[epistemic status: really, really tentative; I’m throwing this out there to see if other people relate to my experiences]
I am very submissive.
I don’t like leading things or being in charge. It is scary and stressful and I’m not very good at it. On the other hand, while I tend to be a Chaotic Good bastard in relation to authority that I don’t respect, there is nothing more emotionally satisfying than obedience to someone I do respect. There is a very deep sense of rightness when I am following rules which I believe are reasonable. I love being of service; some of my most cherished romantic memories are of being asked to do chores that benefited my partner.
Until a few years ago, I was under the impression that everyone worked the same way I did. However, I have been informed that many people like being in charge of things and having power and do not actually have a visceral reaction of horror at the idea of telling someone else what to do, and while this still sounds totally fake, I will accept it.
My hypothesis is that there are other people like me: people who have what you could perhaps call a “power orientation” to dominance or submissiveness, leadership or followership, being the guy or being the guy the guy counts on. I have a very strong power orientation towards submissiveness, which is why I even noticed it; most people’s power orientations seem to be far milder than mine.
Our culture does not seem to offer many frameworks for talking about consensual power dynamics. In fact, a lot of the time when you bring up the topic, people assume you’re talking about sex. (This is not about sex!) That gave me a lot of trouble identifying as a switch sexually, because it felt like delegitimizing my nonsexual submissive power orientation.
I am aware of two frameworks used to discuss consensual power dynamics, both of which focus on romantic relationships. The first is 24/7 BDSM; the second is Christian complementarianism. Both are unsatisfying.
24/7 BDSM has a lot of accouterments– the collars, the contracts, the protocol, the terminology– that are really off-putting for many people. What if I don’t want to kneel naked when my partner enters the room? What if I feel uncomfortable calling myself his slave and him my master? A lot of the writing about 24/7 is written by people who are jerking off; it can be tremendously difficult to pick through all the “and the slave is under orders to offer me a blowjob once every hour!” to get to the advice. And it really, really doesn’t help with the “consensual power dynamics are all about sex!” mindset. While nonsexual BDSM is a thing even for people who aren’t into 24/7, in the public mind BDSM is something you do to get your rocks off.
Christian complementarianism requires one to embrace a religion which is not actually true, and which comes with a lot of harmful baggage about masturbation, premarital sex, and lust. Besides, because male headship is a commandment from God, it is far too prescriptive. What about male submissives and female dominants? What about– god help us– egalitarians? Many wives and husbands wind up guilt-ridden because they’re trying to live up to a power dynamic that isn’t right for them; many men become domineering, many women doormats; many people are submissive or dominant at a partner who isn’t interested and may not even know what’s going on; many people end up having an egalitarian relationship and simply claiming that it’s complementarian, which confuses the issue terribly.

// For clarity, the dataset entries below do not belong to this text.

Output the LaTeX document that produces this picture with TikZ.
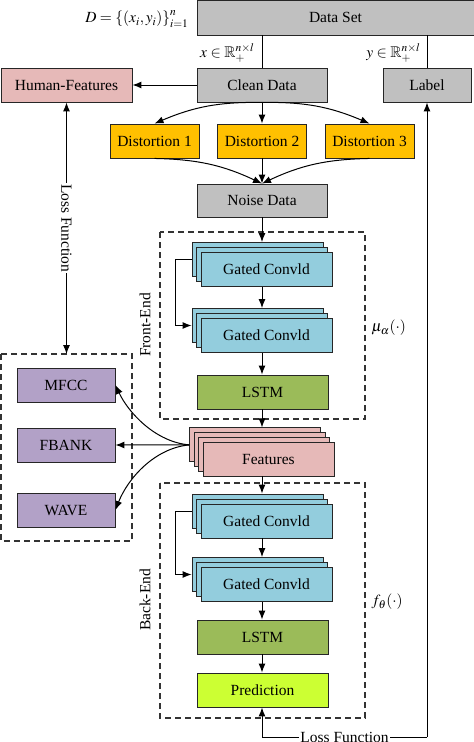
\documentclass[tikz,border=0pt]{standalone}
\usepackage{amsmath}
\usepackage{amssymb}
\usepackage{mathptmx}
\usepackage{fontspec}
\setmainfont{Liberation Serif}
\usepackage{tikz}
\usetikzlibrary{arrows.meta}
\definecolor{greybox}{RGB}{192,192,192}
\definecolor{pinkbox}{RGB}{230,185,184}
\definecolor{goldbox}{RGB}{255,192,0}
\definecolor{bluebox}{RGB}{147,205,221}
\definecolor{greenbox}{RGB}{155,187,89}
\definecolor{limebox}{RGB}{204,255,51}
\definecolor{purplebox}{RGB}{178,161,199}

\begin{document}
\begin{tikzpicture}[x=1pt,y=-1pt,
  every node/.style={font=\fontsize{15.5}{18}\selectfont},
  box/.style={draw=black!85, line width=0.9pt, inner sep=0pt, minimum height=34pt, minimum width=131pt},
  grey/.style={box, fill=greybox},
  dist/.style={box, fill=goldbox, minimum width=89pt},
  conv/.style={box, fill=bluebox},
  lstmbox/.style={box, fill=greenbox},
  predbox/.style={box, fill=limebox},
  featbox/.style={box, fill=pinkbox},
  hand/.style={box, fill=purplebox, minimum width=98pt},
  arr/.style={line width=1pt, -{Latex[length=9pt,width=7pt]}},
  dblarr/.style={line width=1pt, {Latex[length=9pt,width=7pt]}-{Latex[length=9pt,width=7pt]}},
  dbox/.style={line width=1.1pt, dash pattern=on 6pt off 4pt, draw=black!80}]
\fill[white] (0,0) rectangle (474,742);
\useasboundingbox (0,0) rectangle (474,742);

\node[grey, minimum width=277pt, minimum height=35pt] (data) at (335.5,17.5) {Data Set};
\node[grey, minimum width=130pt] (clean) at (262,85) {Clean Data};
\node[grey, minimum width=88pt] (label) at (427,85) {Label};
\node[featbox] (hf) at (66.5,85) {Human-Features};
\node[dist] (d1) at (154.5,141) {Distortion 1};
\node[dist] (d2) at (262,141) {Distortion 2};
\node[dist] (d3) at (369.5,141) {Distortion 3};
\node[grey, minimum width=130pt, minimum height=33pt] (noise) at (262,200.5) {Noise Data};

\foreach \k in {2,1}
  \node[conv] (g1-\k) at (266.5-4.5*\k,269.5-5*\k) {};
\node[conv] (g1) at (266.5,269.5) {Gated Convld};
\foreach \k in {2,1}
  \node[conv] (g2-\k) at (266.5-4.5*\k,335.5-5*\k) {};
\node[conv] (g2) at (266.5,335.5) {Gated Convld};
\node[lstmbox] (lstm1) at (262.5,392) {LSTM};

\foreach \k in {3,2,1}
  \node[featbox] (f-\k) at (268.5-4.4*\k,459-4.7*\k) {};
\node[featbox] (feat) at (268.5,459) {Features};

\foreach \k in {2,1}
  \node[conv] (g3-\k) at (266.5-4.5*\k,521-5*\k) {};
\node[conv] (g3) at (266.5,521) {Gated Convld};
\foreach \k in {2,1}
  \node[conv] (g4-\k) at (266.5-4.5*\k,584.5-5*\k) {};
\node[conv] (g4) at (266.5,584.5) {Gated Convld};
\node[lstmbox] (lstm2) at (262.5,637) {LSTM};
\node[predbox] (pred) at (262.5,690) {Prediction};

\node[hand] (mfcc) at (66,385) {MFCC};
\node[hand] (fbank) at (66,445) {FBANK};
\node[hand] (wave) at (66,510) {WAVE};

\draw[dbox] (160,232) rectangle (365,419);
\draw[dbox] (160,483) rectangle (365,718);
\draw[dbox] (1,354) rectangle (132,541);
\coordinate (hbox) at (66.5,354);
\coordinate (lossc) at (427,737);

\node[anchor=east] (dform) at (192,19) {$D=\left\{\left(x_i,y_i\right)\right\}_{i=1}^{n}$};
\node[anchor=east] (xlab) at (258,53) {$x\in\mathbb{R}_{+}^{n\times l}$};
\node[anchor=east] (ylab) at (424,53) {$y\in\mathbb{R}_{+}^{n\times l}$};
\node[anchor=west] (mu) at (368,328) {$\mu_\alpha(\cdot)$};
\node[anchor=west] (fth) at (368,602) {$f_\theta(\cdot)$};
\node[rotate=90] (fe) at (145,325) {Front-End};
\node[rotate=90] (be) at (145,600) {Back-End};

\draw[line width=1pt] (data.south -| clean) -- (clean.north);
\draw[line width=1pt] (data.south -| label) -- (label.north);
\draw[arr] (clean.west) -- (hf.east);
\draw[arr] (clean.south) to[bend right=12] (d1.north);
\draw[arr] (clean.south) -- (d2.north);
\draw[arr] (clean.south) to[bend left=12] (d3.north);
\draw[arr] (d1.south) to[bend left=12] (noise.north);
\draw[arr] (d2.south) -- (noise.north);
\draw[arr] (d3.south) to[bend right=12] (noise.north);

\draw[arr] (noise.south) -- (noise.south |- g1-2.north);
\draw[arr] (g1.south -| noise) -- (noise |- g2-2.north);
\draw[arr] (g2.south -| noise) -- (noise |- lstm1.north);
\draw[arr] (g1-2.west) -- ++(-16,0) |- (g2-2.west);
\draw[arr] (lstm1.south -| noise) -- (noise |- f-3.north);
\draw[arr] (feat.south -| noise) -- (noise |- g3-2.north);
\draw[arr] (g3.south -| noise) -- (noise |- g4-2.north);
\draw[arr] (g3-2.west) -- ++(-16,0) |- (g4-2.west);
\draw[arr] (g4.south -| noise) -- (noise |- lstm2.north);
\draw[arr] (lstm2.south -| noise) -- (noise |- pred.north);

\draw[arr] (f-3.west) .. controls (155,442) and (128,412) .. (mfcc.east);
\draw[arr] (f-3.west) -- (fbank.east);
\draw[arr] (f-3.west) .. controls (155,448) and (128,478) .. (wave.east);

\draw[dblarr] (hf.south) -- node[fill=white, rotate=-90, inner sep=1pt] {Loss Function} (hbox);
\draw[arr] (lossc) -- (label.south);
\draw[arr] (lossc) -- node[fill=white, inner sep=1pt] {Loss Function} (lossc -| noise) -- (noise |- pred.south);
\end{tikzpicture}
\end{document}
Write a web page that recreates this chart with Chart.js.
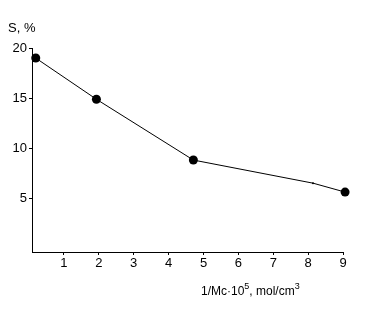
<!DOCTYPE html>
<html lang="en">
<head>
    <meta charset="UTF-8">
    <title>S vs 1/Mc</title>
    <script src="https://cdn.jsdelivr.net/npm/chart.js"></script>
    <style>
        body { margin: 0; background: #fff; }
        canvas { display: block; }
    </style>
</head>
<body>
    <canvas id="chart" width="386" height="314"></canvas>

    <script>
        // values
        const xValues = [0.19, 1.93, 4.71, 8.14, 9.06];
        const sValues = [19.0, 14.9, 8.85, 6.55, 5.66];
        const pointSizes = [4.5, 4.5, 4.5, 1, 4.5];
        const xTicks = [1, 2, 3, 4, 5, 6, 7, 8, 9];
        const yTicks = [5, 10, 15, 20];

        const FONT = "Arial, 'Liberation Sans', sans-serif";

        // axis captions, with superscripts
        const captions = {
            id: 'captions',
            afterDraw(chart) {
                const c = chart.ctx;
                c.save();
                c.fillStyle = '#000';
                c.textBaseline = 'alphabetic';
                c.font = '13px ' + FONT;
                c.fillText('S, %', 8, 32);

                let x = 201;
                const y = 295;
                const part = (txt, size, dy) => {
                    c.font = size + 'px ' + FONT;
                    c.fillText(txt, x, y + dy);
                    x += c.measureText(txt).width;
                };
                part('1/Mc\u00b710', 12, 0);
                part('5', 9, -6);
                part(', mol/cm', 12, 0);
                part('3', 9, -6);
                c.restore();
            }
        };

        const ctx = document.getElementById('chart').getContext('2d');
        new Chart(ctx, {
            type: 'scatter',
            data: {
                datasets: [{
                    data: xValues.map((x, i) => ({ x: x, y: sValues[i] })),
                    showLine: true,
                    clip: false,
                    borderColor: '#000',
                    borderWidth: 1,
                    backgroundColor: '#000',
                    pointRadius: pointSizes,
                    pointBorderWidth: 0,
                    tension: 0
                }]
            },
            options: {
                responsive: false,
                animation: false,
                layout: { padding: { top: 48, right: 43, left: 0, bottom: 0 } },
                plugins: {
                    legend: { display: false },
                    tooltip: { enabled: false }
                },
                scales: {
                    x: {
                        type: 'linear',
                        min: 0.083,
                        max: 9,
                        afterBuildTicks: (axis) => { axis.ticks = xTicks.map(v => ({ value: v })); },
                        afterFit: (axis) => { axis.height = 62; },
                        border: { color: '#000', width: 1 },
                        grid: { drawOnChartArea: false, color: '#000', tickLength: 3 },
                        ticks: { color: '#000', font: { family: FONT, size: 13 }, padding: 1, maxRotation: 0 }
                    },
                    y: {
                        min: -0.3,
                        max: 20,
                        afterBuildTicks: (axis) => { axis.ticks = yTicks.map(v => ({ value: v })); },
                        afterFit: (axis) => { axis.width = 32; },
                        border: { color: '#000', width: 1 },
                        grid: { drawOnChartArea: false, color: '#000', tickLength: 3 },
                        ticks: { color: '#000', font: { family: FONT, size: 13 }, padding: 2 }
                    }
                }
            },
            plugins: [captions]
        });
    </script>
</body>
</html>
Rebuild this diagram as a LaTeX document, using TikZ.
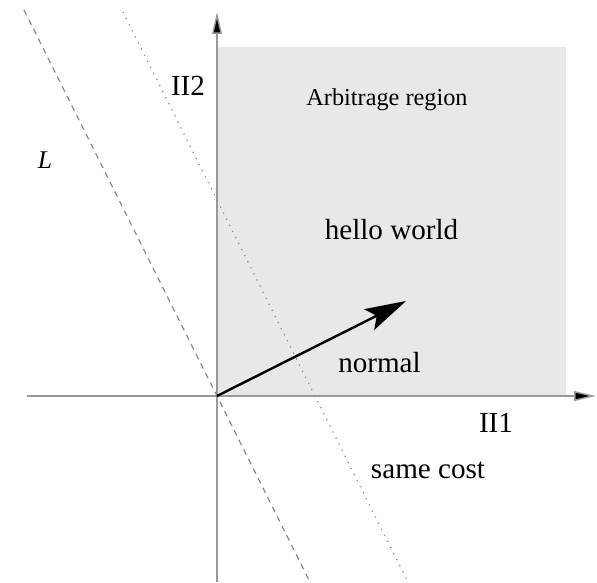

I hope to open up the floor for discussion of alternate frameworks for consensual power dynamics. Particular questions which interest me:
- How many people who like consensual power dynamics are there? Are we five percent of the population? .01%? Nearly all?
- Do all people’s preferred consensual power dynamics have a distinct “top” and “bottom”, or are there other forms? What do those forms look like?
- How closely connected is neurodivergence and having a orientation towards power? I notice in myself that many of the things I’m currently framing as “submissiveness” could equally well be framed as “autism and borderline personality disorder”. Is this a common experience?
- Do people have different preferred power orientations (including “egalitarian”) in different areas of their lives (work, romantic relationships, platonic friendships)?
- How does the same power orientation look in different contexts? A submissive at work is going to be different from a submissive at home.
- Are there different “flavors”? Mine seems to focus on obedience, service, and being taken care of; what other flavors are there?
- What are the best practices for having a healthy relationship with a power dynamic? What are the best practices for maintaining your independence and self-reliance as a submissive, or not becoming a total asshole as a dominant?